WRITTEN REQUEST = Using the material below, repeat exactly the lines from the one with "What matplotlib code" through the one with "29.2, 50.2, 10.4]", ends included, without any images.

EXERCISE MATERIALS =
• • •

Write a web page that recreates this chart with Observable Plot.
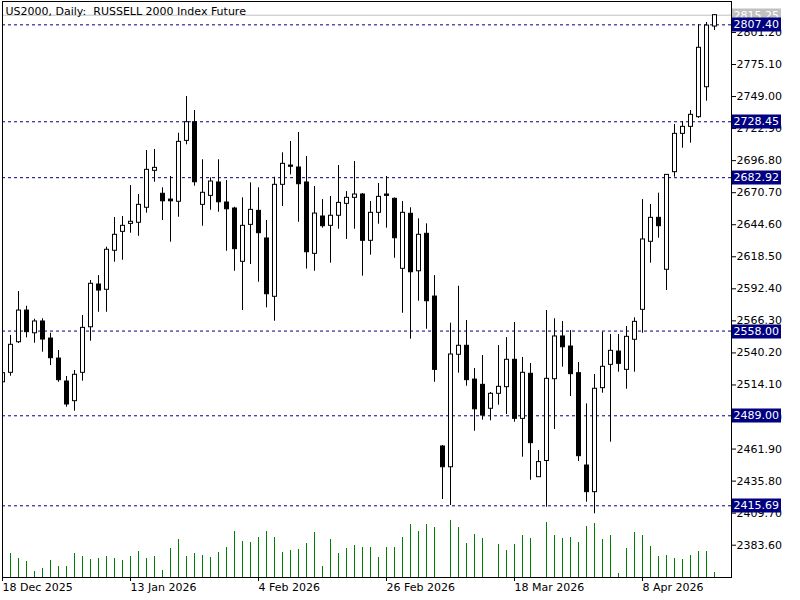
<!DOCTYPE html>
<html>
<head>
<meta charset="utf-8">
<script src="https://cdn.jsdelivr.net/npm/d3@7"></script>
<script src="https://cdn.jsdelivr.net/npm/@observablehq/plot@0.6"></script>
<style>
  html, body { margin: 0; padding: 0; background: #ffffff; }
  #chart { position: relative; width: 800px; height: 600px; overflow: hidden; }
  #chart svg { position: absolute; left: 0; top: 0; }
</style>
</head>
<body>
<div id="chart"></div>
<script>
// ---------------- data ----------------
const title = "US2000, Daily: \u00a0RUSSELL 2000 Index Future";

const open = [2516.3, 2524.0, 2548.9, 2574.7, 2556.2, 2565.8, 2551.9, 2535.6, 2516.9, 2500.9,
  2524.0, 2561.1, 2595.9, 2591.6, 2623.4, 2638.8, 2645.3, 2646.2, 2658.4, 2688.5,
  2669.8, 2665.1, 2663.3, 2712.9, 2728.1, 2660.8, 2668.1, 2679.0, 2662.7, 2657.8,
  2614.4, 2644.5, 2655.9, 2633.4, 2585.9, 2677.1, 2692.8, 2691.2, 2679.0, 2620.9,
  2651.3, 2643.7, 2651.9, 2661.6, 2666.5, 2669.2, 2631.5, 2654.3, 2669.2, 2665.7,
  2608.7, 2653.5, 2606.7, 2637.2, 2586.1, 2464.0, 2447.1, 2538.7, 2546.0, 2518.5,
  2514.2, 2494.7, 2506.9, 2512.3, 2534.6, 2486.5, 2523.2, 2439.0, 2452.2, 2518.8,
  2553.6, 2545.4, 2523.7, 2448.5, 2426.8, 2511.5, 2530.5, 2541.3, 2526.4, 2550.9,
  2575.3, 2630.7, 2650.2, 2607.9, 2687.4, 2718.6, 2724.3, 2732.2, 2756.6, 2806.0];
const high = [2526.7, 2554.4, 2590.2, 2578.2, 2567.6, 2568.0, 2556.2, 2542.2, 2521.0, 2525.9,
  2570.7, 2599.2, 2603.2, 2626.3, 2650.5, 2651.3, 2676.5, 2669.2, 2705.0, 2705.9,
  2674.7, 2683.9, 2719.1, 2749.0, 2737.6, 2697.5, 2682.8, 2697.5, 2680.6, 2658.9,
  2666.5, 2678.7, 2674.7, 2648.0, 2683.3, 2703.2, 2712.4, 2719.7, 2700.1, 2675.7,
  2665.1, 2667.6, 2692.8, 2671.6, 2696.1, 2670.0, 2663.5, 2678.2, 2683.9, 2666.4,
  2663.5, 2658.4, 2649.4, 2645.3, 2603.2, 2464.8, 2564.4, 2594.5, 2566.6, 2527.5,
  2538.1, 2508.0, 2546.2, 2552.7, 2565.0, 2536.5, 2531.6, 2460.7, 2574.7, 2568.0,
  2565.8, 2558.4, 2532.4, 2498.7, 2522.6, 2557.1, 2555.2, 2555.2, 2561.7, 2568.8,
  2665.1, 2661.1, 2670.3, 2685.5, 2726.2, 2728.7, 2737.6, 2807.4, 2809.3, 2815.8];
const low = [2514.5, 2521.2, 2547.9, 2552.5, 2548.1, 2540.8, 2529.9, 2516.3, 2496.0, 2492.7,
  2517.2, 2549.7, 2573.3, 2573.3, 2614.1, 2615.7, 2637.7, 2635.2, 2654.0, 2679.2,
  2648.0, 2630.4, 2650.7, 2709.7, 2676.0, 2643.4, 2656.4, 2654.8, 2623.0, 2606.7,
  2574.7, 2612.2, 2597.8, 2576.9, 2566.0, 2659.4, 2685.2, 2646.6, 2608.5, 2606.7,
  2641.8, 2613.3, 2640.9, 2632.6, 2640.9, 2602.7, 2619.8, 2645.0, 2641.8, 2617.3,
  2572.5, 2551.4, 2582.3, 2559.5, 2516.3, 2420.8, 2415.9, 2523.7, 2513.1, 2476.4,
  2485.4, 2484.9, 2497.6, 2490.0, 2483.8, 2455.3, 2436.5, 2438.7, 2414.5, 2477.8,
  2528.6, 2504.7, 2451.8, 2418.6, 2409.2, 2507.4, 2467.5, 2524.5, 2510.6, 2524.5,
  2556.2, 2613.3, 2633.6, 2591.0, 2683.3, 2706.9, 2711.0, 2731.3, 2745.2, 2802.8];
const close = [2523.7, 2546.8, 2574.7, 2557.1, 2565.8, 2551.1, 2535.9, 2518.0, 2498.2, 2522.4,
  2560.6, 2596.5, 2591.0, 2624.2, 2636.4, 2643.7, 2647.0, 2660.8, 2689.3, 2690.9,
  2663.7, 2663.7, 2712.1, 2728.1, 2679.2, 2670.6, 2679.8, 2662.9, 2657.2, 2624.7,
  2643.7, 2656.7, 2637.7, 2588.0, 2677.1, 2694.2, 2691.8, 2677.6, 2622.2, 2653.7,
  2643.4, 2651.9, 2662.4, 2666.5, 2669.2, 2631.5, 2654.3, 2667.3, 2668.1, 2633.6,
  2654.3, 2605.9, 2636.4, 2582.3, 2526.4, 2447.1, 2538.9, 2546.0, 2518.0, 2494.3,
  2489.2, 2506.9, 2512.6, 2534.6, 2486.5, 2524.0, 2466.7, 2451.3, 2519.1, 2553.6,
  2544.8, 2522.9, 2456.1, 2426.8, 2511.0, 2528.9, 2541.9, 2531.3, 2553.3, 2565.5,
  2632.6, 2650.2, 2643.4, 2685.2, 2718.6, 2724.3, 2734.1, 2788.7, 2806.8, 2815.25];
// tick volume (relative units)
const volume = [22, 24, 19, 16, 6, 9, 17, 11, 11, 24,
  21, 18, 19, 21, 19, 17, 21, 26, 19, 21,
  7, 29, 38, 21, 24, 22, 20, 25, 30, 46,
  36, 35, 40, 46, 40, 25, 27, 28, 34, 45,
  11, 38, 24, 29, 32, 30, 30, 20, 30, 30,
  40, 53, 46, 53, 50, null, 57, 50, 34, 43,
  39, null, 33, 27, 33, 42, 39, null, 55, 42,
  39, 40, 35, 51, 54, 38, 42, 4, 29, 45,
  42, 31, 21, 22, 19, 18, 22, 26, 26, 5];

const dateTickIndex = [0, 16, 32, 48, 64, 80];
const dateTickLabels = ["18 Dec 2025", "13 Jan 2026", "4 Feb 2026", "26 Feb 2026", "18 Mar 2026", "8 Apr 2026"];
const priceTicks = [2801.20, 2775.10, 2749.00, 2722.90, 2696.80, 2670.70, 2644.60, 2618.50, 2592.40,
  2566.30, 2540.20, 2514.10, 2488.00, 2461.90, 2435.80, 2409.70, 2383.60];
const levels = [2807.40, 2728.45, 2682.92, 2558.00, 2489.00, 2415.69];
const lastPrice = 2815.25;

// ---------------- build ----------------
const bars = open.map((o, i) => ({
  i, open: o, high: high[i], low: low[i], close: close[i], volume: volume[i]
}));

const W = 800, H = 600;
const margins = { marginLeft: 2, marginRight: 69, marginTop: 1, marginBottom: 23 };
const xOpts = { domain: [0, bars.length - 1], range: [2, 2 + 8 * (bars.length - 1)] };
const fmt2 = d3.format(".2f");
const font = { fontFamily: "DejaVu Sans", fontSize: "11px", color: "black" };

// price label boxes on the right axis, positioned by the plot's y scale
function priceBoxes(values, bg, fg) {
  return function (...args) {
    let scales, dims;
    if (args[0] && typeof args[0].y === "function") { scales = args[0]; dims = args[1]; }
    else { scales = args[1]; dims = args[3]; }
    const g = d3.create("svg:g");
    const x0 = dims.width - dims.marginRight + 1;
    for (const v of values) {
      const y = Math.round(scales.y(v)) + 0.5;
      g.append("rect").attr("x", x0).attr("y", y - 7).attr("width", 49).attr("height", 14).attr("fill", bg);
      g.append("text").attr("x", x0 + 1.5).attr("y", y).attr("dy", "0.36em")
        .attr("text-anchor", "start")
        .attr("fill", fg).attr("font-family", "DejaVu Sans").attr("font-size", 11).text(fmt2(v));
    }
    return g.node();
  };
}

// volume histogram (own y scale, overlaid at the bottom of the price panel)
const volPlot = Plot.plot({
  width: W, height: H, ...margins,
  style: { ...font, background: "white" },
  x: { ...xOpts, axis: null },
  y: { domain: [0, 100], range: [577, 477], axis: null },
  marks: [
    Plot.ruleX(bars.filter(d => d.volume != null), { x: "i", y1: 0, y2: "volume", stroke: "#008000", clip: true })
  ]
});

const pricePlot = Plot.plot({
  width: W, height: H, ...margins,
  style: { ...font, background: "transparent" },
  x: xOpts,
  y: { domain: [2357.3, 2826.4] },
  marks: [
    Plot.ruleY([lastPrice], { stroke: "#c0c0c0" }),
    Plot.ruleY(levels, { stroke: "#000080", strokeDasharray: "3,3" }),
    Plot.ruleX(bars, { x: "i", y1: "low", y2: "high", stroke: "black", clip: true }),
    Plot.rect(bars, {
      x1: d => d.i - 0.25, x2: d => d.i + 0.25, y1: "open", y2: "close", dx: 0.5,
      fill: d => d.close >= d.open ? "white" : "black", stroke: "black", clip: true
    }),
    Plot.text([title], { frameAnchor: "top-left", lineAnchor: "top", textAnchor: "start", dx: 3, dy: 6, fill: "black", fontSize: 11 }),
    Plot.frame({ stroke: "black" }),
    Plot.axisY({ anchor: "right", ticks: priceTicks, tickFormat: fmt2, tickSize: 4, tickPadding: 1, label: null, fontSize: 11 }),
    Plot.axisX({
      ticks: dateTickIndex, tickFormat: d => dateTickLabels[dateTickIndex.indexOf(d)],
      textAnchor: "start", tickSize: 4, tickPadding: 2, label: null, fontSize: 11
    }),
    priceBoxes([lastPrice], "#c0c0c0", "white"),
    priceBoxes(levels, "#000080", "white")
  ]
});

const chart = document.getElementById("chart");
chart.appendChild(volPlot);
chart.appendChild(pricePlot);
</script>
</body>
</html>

• • •

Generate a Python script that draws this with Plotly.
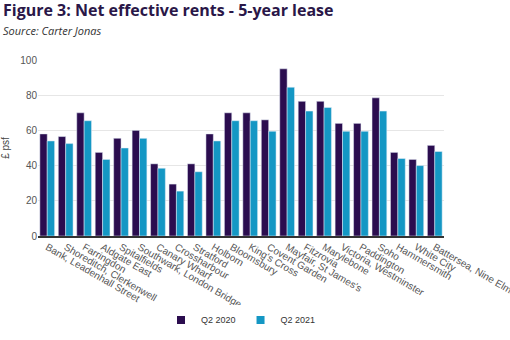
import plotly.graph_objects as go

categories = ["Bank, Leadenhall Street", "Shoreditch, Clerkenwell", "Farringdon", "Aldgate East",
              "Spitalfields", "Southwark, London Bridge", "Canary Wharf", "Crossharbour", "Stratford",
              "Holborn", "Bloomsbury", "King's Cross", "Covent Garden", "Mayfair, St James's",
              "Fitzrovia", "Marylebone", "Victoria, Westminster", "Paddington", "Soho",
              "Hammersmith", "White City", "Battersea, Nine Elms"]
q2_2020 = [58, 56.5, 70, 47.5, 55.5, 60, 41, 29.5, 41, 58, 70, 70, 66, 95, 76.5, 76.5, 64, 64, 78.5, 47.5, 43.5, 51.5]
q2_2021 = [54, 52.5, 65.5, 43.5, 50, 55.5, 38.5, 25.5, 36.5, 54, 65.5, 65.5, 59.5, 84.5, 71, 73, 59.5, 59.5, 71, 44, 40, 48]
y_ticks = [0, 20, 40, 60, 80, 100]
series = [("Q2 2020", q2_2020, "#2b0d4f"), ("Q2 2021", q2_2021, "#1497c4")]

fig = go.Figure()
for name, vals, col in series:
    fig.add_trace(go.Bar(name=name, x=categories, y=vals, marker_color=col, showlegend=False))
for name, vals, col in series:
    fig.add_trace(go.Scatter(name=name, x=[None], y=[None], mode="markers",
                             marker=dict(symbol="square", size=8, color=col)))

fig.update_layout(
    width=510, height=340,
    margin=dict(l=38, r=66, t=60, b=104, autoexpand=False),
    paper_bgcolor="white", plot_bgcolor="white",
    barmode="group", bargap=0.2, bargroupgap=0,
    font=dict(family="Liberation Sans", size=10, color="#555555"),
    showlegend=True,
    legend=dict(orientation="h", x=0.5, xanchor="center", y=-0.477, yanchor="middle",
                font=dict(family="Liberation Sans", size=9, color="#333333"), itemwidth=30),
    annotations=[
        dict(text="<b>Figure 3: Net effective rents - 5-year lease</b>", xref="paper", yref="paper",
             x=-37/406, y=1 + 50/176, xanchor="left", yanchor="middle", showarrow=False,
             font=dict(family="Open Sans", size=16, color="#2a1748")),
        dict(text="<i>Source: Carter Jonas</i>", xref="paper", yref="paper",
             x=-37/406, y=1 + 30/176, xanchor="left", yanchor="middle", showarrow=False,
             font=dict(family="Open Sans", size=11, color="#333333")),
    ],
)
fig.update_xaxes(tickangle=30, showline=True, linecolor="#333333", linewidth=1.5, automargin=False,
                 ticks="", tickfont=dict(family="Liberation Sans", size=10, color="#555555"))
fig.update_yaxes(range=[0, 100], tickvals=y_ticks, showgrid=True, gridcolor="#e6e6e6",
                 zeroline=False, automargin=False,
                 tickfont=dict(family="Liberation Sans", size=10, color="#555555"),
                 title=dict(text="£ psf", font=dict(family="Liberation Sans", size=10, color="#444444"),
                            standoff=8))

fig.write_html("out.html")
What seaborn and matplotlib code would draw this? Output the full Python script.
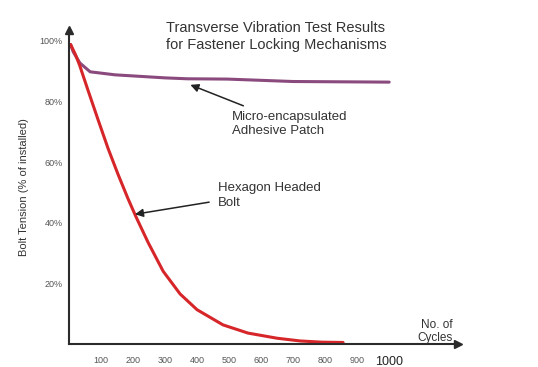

• • •

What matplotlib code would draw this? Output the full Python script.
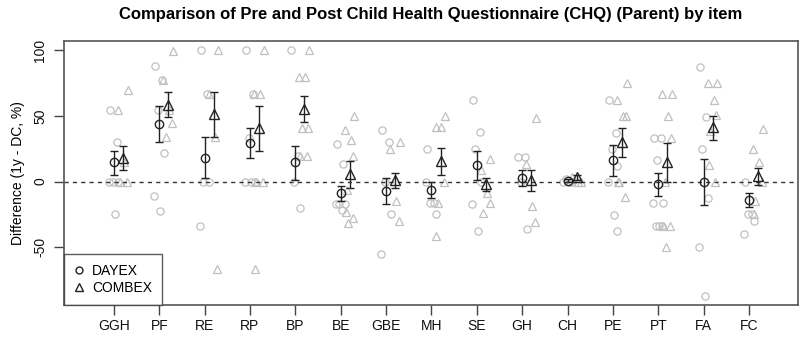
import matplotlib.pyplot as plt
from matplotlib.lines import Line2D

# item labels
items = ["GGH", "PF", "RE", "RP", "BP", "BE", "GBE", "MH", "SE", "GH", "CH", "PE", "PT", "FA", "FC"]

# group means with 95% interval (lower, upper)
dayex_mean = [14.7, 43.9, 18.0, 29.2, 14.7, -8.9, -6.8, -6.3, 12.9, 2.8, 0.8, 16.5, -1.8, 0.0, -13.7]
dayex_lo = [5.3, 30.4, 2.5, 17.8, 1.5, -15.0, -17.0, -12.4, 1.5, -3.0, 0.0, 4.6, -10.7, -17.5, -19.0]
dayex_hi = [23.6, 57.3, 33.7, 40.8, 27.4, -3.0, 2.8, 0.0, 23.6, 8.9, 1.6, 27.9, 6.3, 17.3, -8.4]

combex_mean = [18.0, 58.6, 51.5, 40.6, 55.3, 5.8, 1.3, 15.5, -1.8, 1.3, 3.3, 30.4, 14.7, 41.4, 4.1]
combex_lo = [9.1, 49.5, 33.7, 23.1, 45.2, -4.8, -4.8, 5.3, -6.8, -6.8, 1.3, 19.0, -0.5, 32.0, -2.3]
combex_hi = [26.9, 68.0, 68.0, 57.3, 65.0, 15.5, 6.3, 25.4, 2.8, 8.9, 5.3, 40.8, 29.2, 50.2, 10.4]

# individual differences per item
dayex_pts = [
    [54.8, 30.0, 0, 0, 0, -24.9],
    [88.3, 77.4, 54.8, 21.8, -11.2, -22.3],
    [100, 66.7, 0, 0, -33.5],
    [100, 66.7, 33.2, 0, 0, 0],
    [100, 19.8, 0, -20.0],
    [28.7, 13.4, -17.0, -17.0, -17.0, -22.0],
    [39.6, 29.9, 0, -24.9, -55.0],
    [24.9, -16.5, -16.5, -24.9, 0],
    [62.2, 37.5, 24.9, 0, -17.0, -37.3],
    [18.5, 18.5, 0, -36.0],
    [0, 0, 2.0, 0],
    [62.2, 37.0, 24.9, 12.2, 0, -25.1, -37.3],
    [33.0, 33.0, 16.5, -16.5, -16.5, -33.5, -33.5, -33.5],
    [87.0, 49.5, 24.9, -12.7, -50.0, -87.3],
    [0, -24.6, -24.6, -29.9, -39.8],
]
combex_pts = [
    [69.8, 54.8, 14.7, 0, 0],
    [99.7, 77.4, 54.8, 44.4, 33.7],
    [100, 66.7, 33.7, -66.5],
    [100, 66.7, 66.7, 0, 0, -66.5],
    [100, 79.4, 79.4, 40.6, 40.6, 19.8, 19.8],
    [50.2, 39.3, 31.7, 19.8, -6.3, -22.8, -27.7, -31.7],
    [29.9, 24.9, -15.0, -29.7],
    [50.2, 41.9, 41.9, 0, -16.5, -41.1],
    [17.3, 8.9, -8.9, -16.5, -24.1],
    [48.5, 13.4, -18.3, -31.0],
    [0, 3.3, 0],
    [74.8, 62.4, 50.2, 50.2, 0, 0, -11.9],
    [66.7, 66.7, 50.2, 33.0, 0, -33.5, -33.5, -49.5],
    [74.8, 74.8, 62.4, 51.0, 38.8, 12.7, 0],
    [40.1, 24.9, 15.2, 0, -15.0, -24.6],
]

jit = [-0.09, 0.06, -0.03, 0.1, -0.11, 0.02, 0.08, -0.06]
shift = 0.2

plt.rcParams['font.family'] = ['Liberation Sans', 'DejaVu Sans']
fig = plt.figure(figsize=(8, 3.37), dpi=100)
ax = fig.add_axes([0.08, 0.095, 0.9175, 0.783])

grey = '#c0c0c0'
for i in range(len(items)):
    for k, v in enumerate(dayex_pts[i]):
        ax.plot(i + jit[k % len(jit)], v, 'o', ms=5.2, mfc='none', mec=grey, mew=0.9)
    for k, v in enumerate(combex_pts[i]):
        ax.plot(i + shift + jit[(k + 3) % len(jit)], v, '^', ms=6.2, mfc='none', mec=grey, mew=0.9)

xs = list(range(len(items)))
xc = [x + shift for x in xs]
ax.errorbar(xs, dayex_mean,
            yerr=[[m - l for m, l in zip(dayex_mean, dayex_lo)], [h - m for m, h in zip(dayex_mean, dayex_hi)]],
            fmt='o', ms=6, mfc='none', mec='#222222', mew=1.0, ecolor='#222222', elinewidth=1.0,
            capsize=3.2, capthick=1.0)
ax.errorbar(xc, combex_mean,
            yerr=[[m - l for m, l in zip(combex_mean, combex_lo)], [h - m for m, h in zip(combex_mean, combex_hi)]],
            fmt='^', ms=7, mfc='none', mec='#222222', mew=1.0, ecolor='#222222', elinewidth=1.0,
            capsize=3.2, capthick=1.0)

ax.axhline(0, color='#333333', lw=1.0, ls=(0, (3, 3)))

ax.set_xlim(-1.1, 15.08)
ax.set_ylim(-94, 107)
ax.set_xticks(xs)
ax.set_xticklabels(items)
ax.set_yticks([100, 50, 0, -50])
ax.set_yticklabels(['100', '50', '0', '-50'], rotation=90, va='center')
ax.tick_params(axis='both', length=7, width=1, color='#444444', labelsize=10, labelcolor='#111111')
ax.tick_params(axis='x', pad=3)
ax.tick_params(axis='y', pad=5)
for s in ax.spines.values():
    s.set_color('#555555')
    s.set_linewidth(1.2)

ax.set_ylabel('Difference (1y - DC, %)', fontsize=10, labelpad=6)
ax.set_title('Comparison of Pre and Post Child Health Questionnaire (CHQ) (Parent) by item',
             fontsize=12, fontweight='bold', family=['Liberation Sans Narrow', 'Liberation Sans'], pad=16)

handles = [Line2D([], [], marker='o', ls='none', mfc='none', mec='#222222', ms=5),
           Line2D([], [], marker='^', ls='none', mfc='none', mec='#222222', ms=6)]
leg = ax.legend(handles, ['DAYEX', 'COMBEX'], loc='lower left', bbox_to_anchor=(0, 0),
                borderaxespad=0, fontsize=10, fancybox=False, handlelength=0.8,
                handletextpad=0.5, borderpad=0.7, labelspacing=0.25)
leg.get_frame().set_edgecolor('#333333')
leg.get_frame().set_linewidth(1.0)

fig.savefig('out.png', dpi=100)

• • •

RESULT OF THE EXERCISE =
What matplotlib code would draw this? Output the full Python script.
import matplotlib.pyplot as plt
from matplotlib.lines import Line2D

# item labels
items = ["GGH", "PF", "RE", "RP", "BP", "BE", "GBE", "MH", "SE", "GH", "CH", "PE", "PT", "FA", "FC"]

# group means with 95% interval (lower, upper)
dayex_mean = [14.7, 43.9, 18.0, 29.2, 14.7, -8.9, -6.8, -6.3, 12.9, 2.8, 0.8, 16.5, -1.8, 0.0, -13.7]
dayex_lo = [5.3, 30.4, 2.5, 17.8, 1.5, -15.0, -17.0, -12.4, 1.5, -3.0, 0.0, 4.6, -10.7, -17.5, -19.0]
dayex_hi = [23.6, 57.3, 33.7, 40.8, 27.4, -3.0, 2.8, 0.0, 23.6, 8.9, 1.6, 27.9, 6.3, 17.3, -8.4]

combex_mean = [18.0, 58.6, 51.5, 40.6, 55.3, 5.8, 1.3, 15.5, -1.8, 1.3, 3.3, 30.4, 14.7, 41.4, 4.1]
combex_lo = [9.1, 49.5, 33.7, 23.1, 45.2, -4.8, -4.8, 5.3, -6.8, -6.8, 1.3, 19.0, -0.5, 32.0, -2.3]
combex_hi = [26.9, 68.0, 68.0, 57.3, 65.0, 15.5, 6.3, 25.4, 2.8, 8.9, 5.3, 40.8, 29.2, 50.2, 10.4]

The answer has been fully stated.